NORMAL USE has TCP "SLOW START" in it. Please read about that in wikipedia or see the explanation here:
*Every connection that lasts long enough* will hit the buffer until it runs out of space and gets a drop, then the rate will be cut by 1/3 (tcp cubic) and then start to grow again (¨Congestion avoidance¨), until it buffers and gets another drop. So a single tcp connection that lasts long enough will induce latency on the link, and on slow start, especially, jitter.
Thereś a key caveat here - "lasts long enough", and here is where people draw the conclusion - most web traffic has a bunch of short flows that in sum rarely exceed 20Mbits/sec at any given instant. At a 400Mbit level it will take seconds of a big download (say, a game) to finally hit this behavior. Or, one or more of the other devices on your network might do you in in this way. Microbursts exist, too...
Secondly, the uplink here is amazing (0?), and I am not sure why it is that good!
Thirdly, 100ms is really quite decent for downlink bufferbloat, and I might even agree with the commentors that it is unlikely to be much of a problem, except that I do not trust this test to be accurate at this speed! In a single queued system, 30ms would be preferred, or with a FQ´d system 0 is feasible. I keep hoping more will ask their ISPs to install something like LibreQos.io´s CAKE implementation on their downstream shapers to achieve that, (confession, I am part of that project, and the basic software is free, and a cheap Xeon can shape 10k subscribers).
Yes, you can also shape on your own the ingress but it does require heftier CPE, and is nowhere near as effective as the ISP doing it.

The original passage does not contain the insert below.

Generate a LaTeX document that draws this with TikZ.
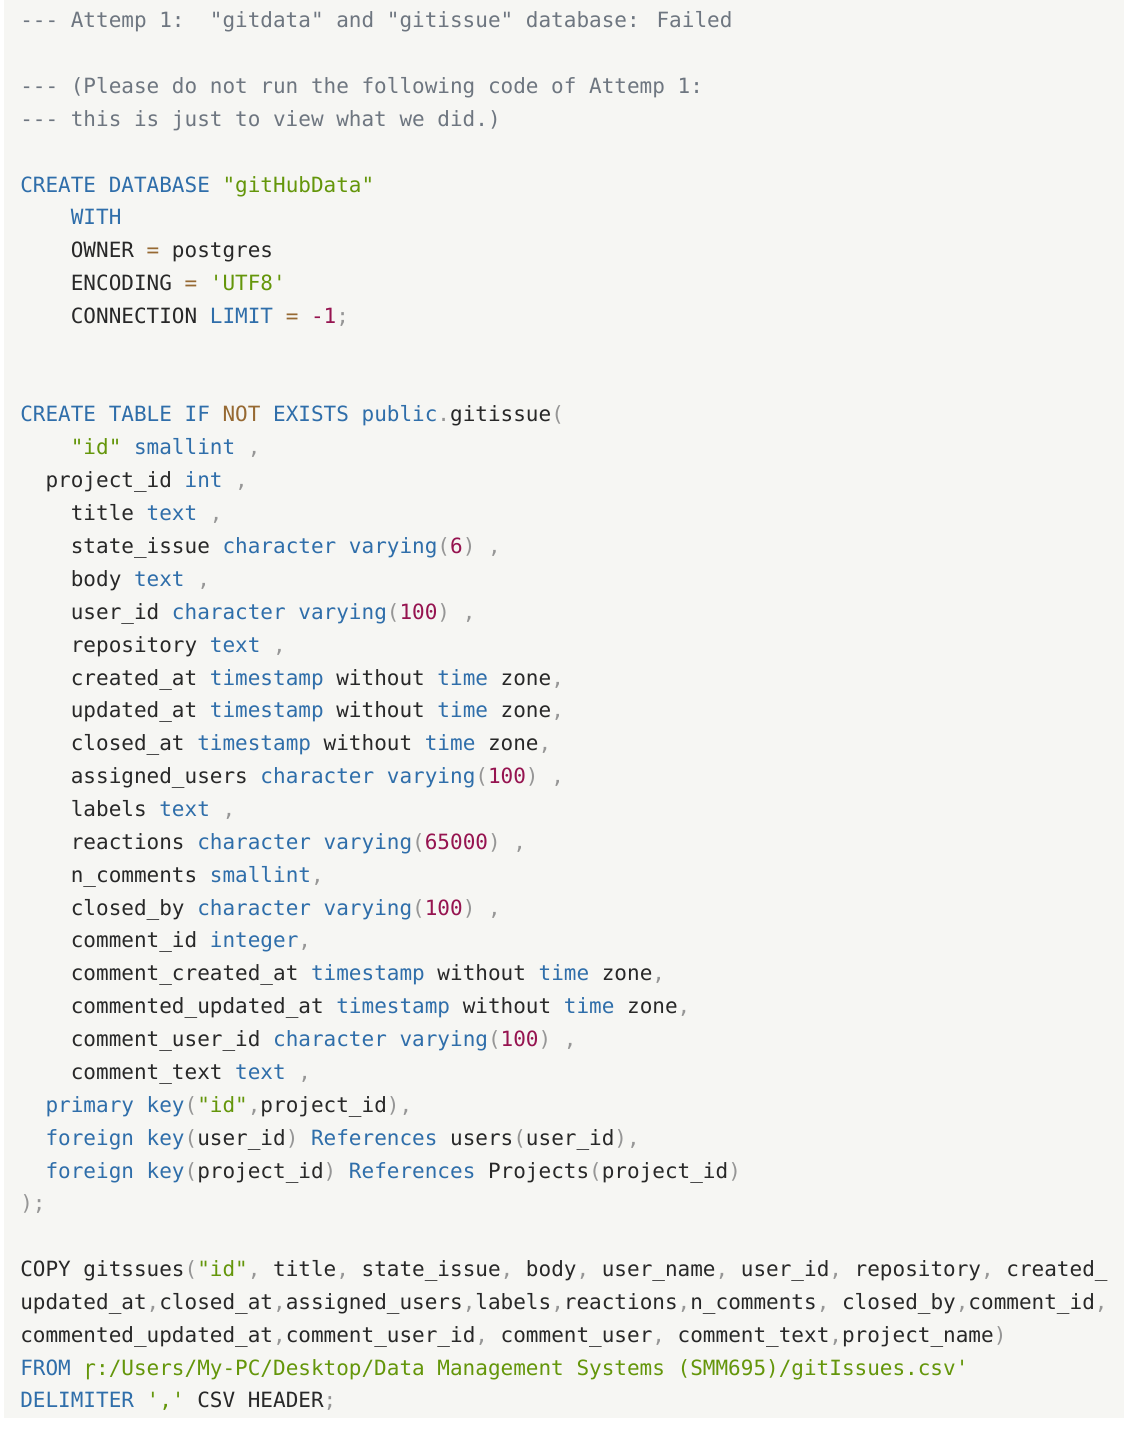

In the many years since the bufferbloat effort started, we have had many advances across the board - device updates, for example, tend to use a much gentler protocol than cubic, netflix does better pacing, as does all of linux, but for the best latency and jitter, sqm at the ISP -> down and cake -> ISP up remains the penultimate never worry about bloat/jitter/latency ever again thing.